[Exercise goal]: From the records below, extract only the lines running from the line with "Generate a web" to the line with "const invFinger = [0.01389, 0.02778, 0.05556];", both lines included, reproducing them exactly.

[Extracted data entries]
· · · · · · ·
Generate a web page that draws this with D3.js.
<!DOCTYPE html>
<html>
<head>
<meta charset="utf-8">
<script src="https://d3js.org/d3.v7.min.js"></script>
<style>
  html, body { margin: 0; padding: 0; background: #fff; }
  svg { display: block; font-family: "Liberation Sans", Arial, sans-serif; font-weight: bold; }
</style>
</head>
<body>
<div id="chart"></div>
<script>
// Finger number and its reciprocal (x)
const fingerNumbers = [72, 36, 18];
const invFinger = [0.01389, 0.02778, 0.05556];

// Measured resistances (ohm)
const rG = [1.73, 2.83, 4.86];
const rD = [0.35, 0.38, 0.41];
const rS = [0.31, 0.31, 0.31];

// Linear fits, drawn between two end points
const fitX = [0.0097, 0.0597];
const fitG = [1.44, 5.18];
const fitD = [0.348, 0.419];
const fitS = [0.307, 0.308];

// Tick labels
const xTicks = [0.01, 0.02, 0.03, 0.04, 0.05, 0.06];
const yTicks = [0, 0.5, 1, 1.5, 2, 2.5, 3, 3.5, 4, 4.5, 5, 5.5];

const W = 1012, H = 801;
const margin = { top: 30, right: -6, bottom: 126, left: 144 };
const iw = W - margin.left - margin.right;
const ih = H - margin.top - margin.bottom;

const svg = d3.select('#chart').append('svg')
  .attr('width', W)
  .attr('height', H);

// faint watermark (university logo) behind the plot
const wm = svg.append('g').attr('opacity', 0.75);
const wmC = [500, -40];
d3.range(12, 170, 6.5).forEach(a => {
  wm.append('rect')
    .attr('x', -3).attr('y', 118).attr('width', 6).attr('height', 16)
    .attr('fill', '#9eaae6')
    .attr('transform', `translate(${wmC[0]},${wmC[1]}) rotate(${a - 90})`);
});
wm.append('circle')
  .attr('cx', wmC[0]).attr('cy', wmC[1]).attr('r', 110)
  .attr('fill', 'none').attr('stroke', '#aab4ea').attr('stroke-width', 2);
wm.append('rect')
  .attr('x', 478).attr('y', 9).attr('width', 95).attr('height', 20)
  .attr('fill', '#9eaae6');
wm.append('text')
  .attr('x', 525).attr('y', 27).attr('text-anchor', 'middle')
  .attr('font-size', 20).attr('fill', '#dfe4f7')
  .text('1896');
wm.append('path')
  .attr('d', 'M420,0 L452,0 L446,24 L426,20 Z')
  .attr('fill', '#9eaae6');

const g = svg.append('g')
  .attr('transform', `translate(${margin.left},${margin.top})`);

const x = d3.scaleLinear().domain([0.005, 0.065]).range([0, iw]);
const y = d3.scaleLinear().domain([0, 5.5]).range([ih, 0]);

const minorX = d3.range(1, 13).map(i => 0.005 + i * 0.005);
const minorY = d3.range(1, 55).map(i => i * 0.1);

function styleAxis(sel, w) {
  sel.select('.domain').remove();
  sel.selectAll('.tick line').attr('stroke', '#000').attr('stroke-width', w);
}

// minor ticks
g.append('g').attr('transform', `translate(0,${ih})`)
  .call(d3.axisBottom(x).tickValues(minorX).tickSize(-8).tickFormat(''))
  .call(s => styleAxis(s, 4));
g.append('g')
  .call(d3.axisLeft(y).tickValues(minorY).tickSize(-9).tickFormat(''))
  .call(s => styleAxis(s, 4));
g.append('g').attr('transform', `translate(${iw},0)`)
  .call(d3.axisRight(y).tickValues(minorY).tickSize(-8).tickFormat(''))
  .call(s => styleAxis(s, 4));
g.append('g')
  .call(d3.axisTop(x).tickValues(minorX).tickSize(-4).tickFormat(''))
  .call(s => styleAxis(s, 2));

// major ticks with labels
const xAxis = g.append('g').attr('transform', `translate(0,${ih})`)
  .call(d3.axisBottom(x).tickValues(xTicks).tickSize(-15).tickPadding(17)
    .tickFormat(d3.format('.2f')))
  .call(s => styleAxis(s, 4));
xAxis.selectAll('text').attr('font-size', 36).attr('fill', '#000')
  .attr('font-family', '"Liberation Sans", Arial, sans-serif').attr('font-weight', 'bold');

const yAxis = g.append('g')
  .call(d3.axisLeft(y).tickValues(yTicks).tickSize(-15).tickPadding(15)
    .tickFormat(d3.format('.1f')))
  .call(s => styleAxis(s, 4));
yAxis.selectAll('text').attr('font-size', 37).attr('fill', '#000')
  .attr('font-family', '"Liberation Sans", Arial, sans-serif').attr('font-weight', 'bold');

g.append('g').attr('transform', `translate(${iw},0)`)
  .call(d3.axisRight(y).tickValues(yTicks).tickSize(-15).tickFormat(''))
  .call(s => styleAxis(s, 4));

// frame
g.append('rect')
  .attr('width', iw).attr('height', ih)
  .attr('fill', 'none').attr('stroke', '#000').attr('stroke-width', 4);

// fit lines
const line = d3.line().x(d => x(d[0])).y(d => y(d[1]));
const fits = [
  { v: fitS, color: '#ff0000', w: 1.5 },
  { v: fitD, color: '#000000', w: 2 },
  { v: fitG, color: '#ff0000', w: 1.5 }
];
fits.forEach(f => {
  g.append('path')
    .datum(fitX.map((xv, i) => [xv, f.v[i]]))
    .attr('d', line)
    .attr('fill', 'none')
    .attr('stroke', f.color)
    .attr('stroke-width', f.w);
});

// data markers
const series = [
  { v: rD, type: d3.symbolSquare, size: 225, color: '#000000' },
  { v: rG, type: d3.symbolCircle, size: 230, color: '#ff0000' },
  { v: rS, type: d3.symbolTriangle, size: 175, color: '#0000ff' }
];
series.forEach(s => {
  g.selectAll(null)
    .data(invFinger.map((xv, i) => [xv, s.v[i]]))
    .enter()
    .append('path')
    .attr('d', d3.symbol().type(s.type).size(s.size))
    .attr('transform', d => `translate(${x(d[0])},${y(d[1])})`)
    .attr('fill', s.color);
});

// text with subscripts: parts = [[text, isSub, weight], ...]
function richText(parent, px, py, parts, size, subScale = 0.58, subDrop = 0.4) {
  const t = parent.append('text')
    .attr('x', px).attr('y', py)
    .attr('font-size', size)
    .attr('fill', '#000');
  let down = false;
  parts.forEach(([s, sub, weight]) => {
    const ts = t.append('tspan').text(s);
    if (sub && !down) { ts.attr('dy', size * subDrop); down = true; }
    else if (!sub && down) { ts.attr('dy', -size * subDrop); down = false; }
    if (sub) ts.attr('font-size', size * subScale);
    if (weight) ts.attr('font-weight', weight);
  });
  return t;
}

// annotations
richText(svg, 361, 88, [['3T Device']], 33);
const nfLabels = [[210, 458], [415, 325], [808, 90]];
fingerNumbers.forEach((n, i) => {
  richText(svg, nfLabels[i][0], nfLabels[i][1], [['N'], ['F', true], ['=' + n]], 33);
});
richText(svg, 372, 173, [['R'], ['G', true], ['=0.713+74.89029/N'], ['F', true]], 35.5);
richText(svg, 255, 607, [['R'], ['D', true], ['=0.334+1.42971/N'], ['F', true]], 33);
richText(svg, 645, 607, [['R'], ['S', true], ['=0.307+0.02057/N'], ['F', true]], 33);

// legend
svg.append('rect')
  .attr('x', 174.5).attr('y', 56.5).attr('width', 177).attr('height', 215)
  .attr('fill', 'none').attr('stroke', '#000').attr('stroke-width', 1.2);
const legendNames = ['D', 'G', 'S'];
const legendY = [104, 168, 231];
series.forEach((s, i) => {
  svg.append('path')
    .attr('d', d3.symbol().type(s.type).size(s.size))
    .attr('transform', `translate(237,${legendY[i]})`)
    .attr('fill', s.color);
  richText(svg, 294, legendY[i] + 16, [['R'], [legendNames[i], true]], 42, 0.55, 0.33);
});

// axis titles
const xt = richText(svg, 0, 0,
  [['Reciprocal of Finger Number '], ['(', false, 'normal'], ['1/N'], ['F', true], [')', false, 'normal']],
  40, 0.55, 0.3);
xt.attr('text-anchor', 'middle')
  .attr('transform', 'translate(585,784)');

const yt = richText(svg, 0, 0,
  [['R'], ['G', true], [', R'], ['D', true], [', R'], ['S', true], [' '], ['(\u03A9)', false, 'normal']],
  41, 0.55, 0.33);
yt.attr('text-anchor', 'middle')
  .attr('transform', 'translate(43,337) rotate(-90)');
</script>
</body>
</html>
· · · · · · ·
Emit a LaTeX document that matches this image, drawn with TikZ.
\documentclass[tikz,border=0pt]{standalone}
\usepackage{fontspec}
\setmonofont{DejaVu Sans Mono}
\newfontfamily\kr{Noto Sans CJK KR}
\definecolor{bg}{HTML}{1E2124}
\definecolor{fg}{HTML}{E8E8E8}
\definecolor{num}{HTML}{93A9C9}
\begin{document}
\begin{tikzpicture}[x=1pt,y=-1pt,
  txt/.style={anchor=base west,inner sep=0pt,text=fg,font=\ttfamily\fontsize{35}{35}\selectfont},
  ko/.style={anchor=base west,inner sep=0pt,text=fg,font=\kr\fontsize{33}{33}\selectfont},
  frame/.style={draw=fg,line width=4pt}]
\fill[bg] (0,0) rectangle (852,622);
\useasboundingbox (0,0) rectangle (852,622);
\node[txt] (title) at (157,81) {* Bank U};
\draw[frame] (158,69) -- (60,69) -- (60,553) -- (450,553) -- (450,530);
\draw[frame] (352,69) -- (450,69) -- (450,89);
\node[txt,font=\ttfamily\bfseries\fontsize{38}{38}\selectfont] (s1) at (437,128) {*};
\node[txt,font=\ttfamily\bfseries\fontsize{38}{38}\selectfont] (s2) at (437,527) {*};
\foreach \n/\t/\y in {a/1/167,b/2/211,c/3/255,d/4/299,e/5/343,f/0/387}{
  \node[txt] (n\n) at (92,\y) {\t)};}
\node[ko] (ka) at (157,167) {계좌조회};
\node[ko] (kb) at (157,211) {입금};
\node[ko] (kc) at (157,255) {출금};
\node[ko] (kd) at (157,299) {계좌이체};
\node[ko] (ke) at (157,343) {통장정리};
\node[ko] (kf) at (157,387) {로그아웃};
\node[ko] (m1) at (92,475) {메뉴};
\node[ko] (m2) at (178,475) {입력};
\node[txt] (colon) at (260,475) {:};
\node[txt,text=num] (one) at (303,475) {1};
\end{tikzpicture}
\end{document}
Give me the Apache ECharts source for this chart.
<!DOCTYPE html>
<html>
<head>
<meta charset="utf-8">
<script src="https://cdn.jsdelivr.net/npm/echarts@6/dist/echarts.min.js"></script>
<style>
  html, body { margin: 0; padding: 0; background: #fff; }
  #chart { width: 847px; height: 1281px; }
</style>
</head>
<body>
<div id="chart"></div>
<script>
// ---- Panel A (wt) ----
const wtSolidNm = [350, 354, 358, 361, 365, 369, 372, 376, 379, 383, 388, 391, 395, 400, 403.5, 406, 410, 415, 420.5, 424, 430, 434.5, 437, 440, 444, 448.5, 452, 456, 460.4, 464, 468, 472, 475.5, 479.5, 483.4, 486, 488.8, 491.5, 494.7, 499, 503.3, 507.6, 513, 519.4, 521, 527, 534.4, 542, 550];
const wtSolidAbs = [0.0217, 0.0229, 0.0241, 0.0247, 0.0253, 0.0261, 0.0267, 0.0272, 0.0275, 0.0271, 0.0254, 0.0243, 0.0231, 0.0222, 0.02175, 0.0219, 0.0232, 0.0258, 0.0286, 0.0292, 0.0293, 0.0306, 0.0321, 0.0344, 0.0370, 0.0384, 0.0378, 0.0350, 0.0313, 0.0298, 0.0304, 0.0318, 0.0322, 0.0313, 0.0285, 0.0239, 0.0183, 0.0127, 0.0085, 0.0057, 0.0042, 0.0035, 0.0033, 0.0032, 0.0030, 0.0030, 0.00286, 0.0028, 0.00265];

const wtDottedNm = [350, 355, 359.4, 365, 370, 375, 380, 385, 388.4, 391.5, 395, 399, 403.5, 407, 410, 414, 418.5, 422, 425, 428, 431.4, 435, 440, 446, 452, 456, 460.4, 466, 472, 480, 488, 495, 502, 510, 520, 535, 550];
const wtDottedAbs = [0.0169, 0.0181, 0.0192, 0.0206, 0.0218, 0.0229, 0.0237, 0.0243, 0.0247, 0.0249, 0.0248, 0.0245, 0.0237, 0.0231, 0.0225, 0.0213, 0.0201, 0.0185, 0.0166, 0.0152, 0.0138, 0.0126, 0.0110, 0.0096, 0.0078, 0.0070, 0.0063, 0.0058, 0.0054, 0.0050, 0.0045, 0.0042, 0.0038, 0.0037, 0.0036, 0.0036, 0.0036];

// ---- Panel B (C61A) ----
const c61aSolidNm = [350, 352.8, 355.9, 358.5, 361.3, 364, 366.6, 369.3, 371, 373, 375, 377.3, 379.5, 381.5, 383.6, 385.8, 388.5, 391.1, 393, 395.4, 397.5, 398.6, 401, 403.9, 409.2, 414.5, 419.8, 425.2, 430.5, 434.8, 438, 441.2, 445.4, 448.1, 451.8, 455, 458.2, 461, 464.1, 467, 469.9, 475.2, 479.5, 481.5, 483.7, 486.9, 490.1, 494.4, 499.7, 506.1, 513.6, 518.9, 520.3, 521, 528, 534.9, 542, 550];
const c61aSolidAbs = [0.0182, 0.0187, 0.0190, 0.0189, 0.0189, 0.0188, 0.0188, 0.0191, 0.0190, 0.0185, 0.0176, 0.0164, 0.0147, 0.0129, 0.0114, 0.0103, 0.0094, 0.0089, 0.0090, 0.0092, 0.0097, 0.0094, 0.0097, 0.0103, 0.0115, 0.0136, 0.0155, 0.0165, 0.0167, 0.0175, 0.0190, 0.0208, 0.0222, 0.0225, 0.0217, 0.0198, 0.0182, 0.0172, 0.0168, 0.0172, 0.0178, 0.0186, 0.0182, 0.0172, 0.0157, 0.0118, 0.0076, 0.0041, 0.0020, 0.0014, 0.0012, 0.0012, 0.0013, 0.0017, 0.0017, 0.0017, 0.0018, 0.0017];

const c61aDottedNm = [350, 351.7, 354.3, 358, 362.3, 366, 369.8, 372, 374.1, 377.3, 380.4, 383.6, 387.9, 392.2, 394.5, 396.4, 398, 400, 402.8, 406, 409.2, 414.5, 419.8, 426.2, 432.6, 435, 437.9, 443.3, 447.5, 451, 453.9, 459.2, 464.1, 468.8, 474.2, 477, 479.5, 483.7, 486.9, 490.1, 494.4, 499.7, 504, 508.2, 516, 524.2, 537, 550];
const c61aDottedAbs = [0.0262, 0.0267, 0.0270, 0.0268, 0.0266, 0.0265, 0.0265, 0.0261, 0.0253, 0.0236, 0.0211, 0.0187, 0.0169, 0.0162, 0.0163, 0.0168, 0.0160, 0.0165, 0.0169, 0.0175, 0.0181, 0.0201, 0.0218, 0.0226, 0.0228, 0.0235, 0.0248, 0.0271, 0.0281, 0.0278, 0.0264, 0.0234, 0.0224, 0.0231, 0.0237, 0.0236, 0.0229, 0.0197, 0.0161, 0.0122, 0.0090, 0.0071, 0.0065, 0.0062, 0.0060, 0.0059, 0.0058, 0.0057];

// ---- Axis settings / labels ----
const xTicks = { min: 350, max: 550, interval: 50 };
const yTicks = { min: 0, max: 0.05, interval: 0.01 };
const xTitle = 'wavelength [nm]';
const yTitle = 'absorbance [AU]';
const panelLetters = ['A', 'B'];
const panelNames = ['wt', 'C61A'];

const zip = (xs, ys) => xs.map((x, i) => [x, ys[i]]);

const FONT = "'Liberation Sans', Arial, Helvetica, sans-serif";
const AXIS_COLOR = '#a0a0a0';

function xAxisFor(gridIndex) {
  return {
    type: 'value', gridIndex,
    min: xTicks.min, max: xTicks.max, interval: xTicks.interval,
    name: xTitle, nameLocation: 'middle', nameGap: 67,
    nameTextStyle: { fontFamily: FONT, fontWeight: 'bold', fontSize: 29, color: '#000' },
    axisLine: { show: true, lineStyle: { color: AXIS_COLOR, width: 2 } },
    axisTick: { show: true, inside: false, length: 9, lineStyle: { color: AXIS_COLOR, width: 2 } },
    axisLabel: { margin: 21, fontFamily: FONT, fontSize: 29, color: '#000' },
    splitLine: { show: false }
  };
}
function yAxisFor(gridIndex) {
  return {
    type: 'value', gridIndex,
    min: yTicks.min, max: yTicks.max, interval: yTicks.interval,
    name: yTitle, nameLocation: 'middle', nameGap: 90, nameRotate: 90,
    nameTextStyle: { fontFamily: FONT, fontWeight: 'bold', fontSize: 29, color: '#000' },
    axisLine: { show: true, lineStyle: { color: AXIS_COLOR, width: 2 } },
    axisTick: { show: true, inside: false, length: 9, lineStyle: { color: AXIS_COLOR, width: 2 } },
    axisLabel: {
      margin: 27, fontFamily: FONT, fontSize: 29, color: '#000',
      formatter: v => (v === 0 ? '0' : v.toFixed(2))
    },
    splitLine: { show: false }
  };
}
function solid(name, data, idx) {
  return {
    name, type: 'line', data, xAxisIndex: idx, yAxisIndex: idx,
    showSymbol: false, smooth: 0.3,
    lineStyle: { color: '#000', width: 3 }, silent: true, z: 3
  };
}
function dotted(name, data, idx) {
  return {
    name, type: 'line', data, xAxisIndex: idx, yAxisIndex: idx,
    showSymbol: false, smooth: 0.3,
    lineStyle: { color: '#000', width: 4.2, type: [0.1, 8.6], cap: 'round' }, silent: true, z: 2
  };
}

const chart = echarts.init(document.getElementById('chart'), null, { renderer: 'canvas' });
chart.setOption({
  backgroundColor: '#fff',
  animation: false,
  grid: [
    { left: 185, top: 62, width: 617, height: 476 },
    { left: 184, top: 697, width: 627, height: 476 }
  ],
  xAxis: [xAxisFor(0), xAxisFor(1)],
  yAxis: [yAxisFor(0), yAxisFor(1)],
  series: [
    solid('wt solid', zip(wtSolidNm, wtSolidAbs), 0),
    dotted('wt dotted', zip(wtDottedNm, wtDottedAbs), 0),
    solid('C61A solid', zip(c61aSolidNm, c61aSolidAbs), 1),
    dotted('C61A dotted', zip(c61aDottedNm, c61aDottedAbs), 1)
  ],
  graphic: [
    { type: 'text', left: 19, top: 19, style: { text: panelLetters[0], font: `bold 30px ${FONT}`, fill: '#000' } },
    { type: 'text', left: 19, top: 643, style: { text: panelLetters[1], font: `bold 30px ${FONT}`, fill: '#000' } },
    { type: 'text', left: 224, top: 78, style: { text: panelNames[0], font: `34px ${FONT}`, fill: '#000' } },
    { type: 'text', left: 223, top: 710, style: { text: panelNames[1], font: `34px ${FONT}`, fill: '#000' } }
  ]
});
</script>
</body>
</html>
· · · · · · ·
[Response]:
Generate a web page that draws this with D3.js.
<!DOCTYPE html>
<html>
<head>
<meta charset="utf-8">
<script src="https://d3js.org/d3.v7.min.js"></script>
<style>
  html, body { margin: 0; padding: 0; background: #fff; }
  svg { display: block; font-family: "Liberation Sans", Arial, sans-serif; font-weight: bold; }
</style>
</head>
<body>
<div id="chart"></div>
<script>
// Finger number and its reciprocal (x)
const fingerNumbers = [72, 36, 18];
const invFinger = [0.01389, 0.02778, 0.05556];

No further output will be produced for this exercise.